(begin)

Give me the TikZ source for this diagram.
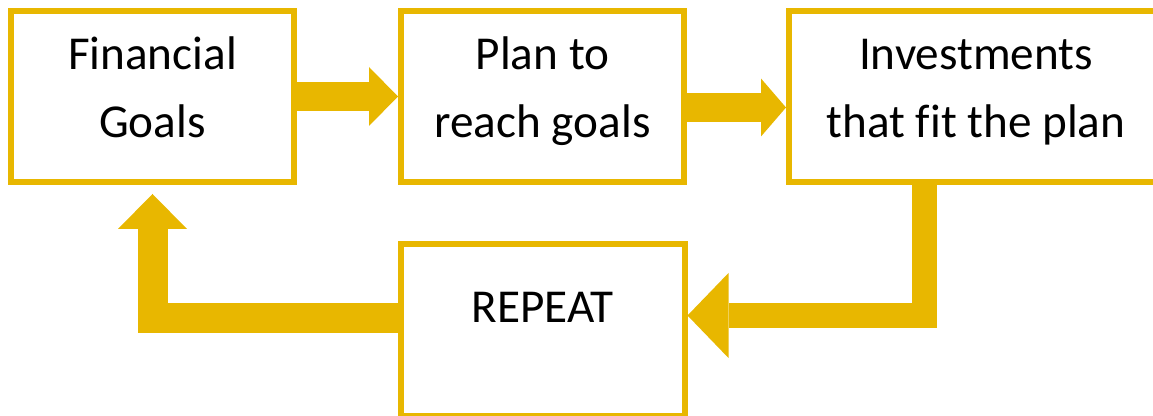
\documentclass[tikz,border=0pt]{standalone}
\usepackage{fontspec}
\setmainfont{Carlito}[Ligatures=NoCommon]
\usetikzlibrary{arrows.meta, positioning}
\definecolor{gold}{RGB}{232,183,0}

\begin{document}
\begin{tikzpicture}[
    x=0.5pt, y=-0.5pt,
    box/.style={draw=gold, line width=3pt, text centered, align=center,
    font=\fontsize{23.6pt}{34pt}\selectfont,
    minimum width=141.5pt, minimum height=85.5pt,
    text height=45pt, text depth=3.5pt},
    flow/.style={draw=gold, line width=14.5pt, line join=miter},
    ]
    \clip (0,0) rectangle (1153,416);

    \node[box]  (goals)  at (152.5,96.5)                               {Financial\\Goals};
    \node[box]  (plan)   [right=50.5pt of goals]                       {Plan to\\reach goals};
    \node[box]  (invest) [right=49.5pt of plan, minimum width=187pt]   {Investments\\that fit the plan};
    \node[box]  (repeat) [below=28pt of plan, minimum width=142pt,
                          minimum height=86pt, text height=17pt,
                          text depth=24pt]                             {REPEAT};

    % block arrows round the loop
    \draw[flow, -{Triangle[width=29.5pt, length=14.5pt, line width=0pt]}]
      (goals) -- (plan);
    \draw[flow, -{Triangle[width=29pt, length=12.5pt, line width=0pt]}]
      ([yshift=-5.5pt]plan.east) -- ([yshift=-5.5pt]invest.west);
    \draw[flow, line width=12.5pt, -{Triangle[width=42.5pt, length=20.5pt, line width=0pt]}]
      ([xshift=-26pt]invest.south) |- ([yshift=7.25pt]repeat.east);
    \draw[flow, line width=15pt, shorten >=4.5pt, -{Triangle[width=34.5pt, length=17.5pt, line width=0pt]}]
      ([yshift=5.75pt]repeat.west) -| (goals.south);
\end{tikzpicture}
\end{document}
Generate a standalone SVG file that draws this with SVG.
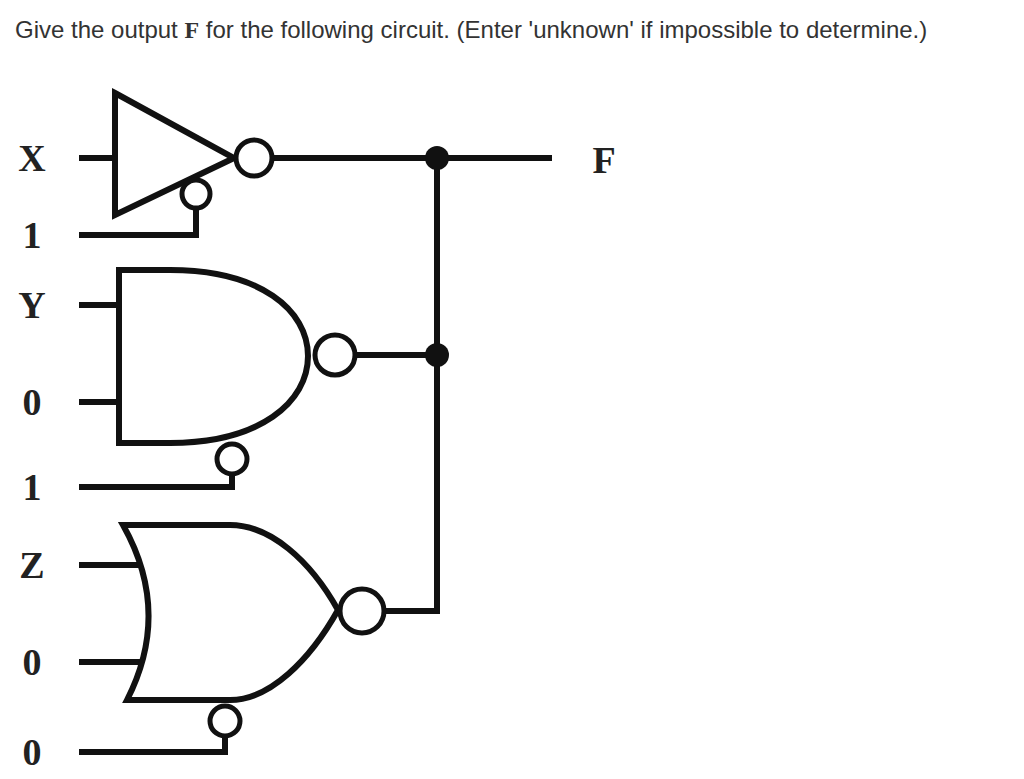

(end)

GIVEN REQUEST —
The material above holds pictures; copy everything else in it exactly.

TASK SOLUTION —
Give me the TikZ source for this diagram.
\documentclass[tikz,border=0pt]{standalone}
\usepackage{fontspec}
\setmainfont{Carlito}[Ligatures=NoCommon]
\usetikzlibrary{arrows.meta, positioning}
\definecolor{gold}{RGB}{232,183,0}

\begin{document}
\begin{tikzpicture}[
    x=0.5pt, y=-0.5pt,
    box/.style={draw=gold, line width=3pt, text centered, align=center,
    font=\fontsize{23.6pt}{34pt}\selectfont,
    minimum width=141.5pt, minimum height=85.5pt,
    text height=45pt, text depth=3.5pt},
    flow/.style={draw=gold, line width=14.5pt, line join=miter},
    ]
    \clip (0,0) rectangle (1153,416);

    \node[box]  (goals)  at (152.5,96.5)                               {Financial\\Goals};
    \node[box]  (plan)   [right=50.5pt of goals]                       {Plan to\\reach goals};
    \node[box]  (invest) [right=49.5pt of plan, minimum width=187pt]   {Investments\\that fit the plan};
    \node[box]  (repeat) [below=28pt of plan, minimum width=142pt,
                          minimum height=86pt, text height=17pt,
                          text depth=24pt]                             {REPEAT};

    % block arrows round the loop
    \draw[flow, -{Triangle[width=29.5pt, length=14.5pt, line width=0pt]}]
      (goals) -- (plan);
    \draw[flow, -{Triangle[width=29pt, length=12.5pt, line width=0pt]}]
      ([yshift=-5.5pt]plan.east) -- ([yshift=-5.5pt]invest.west);
    \draw[flow, line width=12.5pt, -{Triangle[width=42.5pt, length=20.5pt, line width=0pt]}]
      ([xshift=-26pt]invest.south) |- ([yshift=7.25pt]repeat.east);
    \draw[flow, line width=15pt, shorten >=4.5pt, -{Triangle[width=34.5pt, length=17.5pt, line width=0pt]}]
      ([yshift=5.75pt]repeat.west) -| (goals.south);
\end{tikzpicture}
\end{document}
Generate a standalone SVG file that draws this with SVG.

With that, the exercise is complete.